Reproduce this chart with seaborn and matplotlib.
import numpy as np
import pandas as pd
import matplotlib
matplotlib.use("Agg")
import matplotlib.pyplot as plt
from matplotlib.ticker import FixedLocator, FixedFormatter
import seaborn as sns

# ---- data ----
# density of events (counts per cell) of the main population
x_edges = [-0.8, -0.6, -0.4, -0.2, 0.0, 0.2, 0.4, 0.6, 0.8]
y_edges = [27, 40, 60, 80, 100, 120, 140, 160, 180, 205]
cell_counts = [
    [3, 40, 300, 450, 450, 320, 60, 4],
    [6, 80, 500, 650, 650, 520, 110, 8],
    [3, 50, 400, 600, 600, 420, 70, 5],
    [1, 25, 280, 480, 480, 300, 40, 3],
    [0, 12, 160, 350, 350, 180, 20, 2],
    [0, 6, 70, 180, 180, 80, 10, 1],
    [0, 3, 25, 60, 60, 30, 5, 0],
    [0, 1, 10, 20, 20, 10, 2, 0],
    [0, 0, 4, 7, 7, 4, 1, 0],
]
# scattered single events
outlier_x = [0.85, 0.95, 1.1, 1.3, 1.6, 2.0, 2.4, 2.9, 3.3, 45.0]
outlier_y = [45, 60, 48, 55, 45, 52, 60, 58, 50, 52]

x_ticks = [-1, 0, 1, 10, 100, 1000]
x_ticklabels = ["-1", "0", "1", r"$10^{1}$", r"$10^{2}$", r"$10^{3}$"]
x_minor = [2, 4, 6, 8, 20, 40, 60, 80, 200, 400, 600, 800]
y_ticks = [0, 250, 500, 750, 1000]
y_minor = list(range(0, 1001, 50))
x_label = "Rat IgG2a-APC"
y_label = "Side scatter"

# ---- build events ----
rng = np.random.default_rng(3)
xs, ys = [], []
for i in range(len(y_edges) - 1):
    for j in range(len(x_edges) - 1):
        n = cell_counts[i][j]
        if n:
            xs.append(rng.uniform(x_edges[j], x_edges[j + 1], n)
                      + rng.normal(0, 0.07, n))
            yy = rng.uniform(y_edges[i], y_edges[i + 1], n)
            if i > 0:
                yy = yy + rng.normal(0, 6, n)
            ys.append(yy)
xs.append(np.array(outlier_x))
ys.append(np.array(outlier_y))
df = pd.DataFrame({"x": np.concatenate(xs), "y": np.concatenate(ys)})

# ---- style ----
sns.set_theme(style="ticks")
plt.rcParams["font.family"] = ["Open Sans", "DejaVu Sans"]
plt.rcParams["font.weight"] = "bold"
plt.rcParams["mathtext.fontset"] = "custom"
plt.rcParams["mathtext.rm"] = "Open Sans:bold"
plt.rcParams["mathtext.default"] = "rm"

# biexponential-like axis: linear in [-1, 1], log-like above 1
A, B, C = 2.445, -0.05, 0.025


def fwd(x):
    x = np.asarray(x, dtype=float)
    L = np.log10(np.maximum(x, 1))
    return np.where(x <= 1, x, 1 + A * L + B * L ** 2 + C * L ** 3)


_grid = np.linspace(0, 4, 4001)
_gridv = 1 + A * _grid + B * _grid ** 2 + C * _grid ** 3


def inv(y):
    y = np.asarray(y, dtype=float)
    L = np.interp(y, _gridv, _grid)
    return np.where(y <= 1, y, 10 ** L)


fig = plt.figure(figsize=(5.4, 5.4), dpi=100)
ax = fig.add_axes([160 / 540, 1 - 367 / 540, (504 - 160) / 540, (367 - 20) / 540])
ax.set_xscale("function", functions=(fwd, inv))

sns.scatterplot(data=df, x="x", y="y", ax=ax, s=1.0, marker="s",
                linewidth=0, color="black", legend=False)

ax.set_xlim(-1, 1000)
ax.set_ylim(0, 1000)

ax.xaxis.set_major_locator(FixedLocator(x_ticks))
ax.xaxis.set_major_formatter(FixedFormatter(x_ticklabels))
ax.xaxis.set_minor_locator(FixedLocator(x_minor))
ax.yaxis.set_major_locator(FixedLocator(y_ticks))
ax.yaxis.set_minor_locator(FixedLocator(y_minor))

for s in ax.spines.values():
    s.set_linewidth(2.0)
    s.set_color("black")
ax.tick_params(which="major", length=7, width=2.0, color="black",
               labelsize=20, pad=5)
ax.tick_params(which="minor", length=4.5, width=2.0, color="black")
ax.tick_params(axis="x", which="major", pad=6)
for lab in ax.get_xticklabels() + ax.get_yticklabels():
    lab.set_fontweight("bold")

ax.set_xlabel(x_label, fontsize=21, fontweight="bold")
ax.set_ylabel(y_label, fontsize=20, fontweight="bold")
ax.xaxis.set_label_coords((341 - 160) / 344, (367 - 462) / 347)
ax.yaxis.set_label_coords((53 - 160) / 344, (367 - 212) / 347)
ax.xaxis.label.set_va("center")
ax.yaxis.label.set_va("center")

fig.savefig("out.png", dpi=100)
────────────────────
▸ **WHAT IS BEING ASKED**
Lines containing the word "matplotlib" must all be returned from the material above.

▸ **EXERCISE RESPONSE**
Reproduce this chart with seaborn and matplotlib.
import matplotlib
matplotlib.use("Agg")
import matplotlib.pyplot as plt
from matplotlib.ticker import FixedLocator, FixedFormatter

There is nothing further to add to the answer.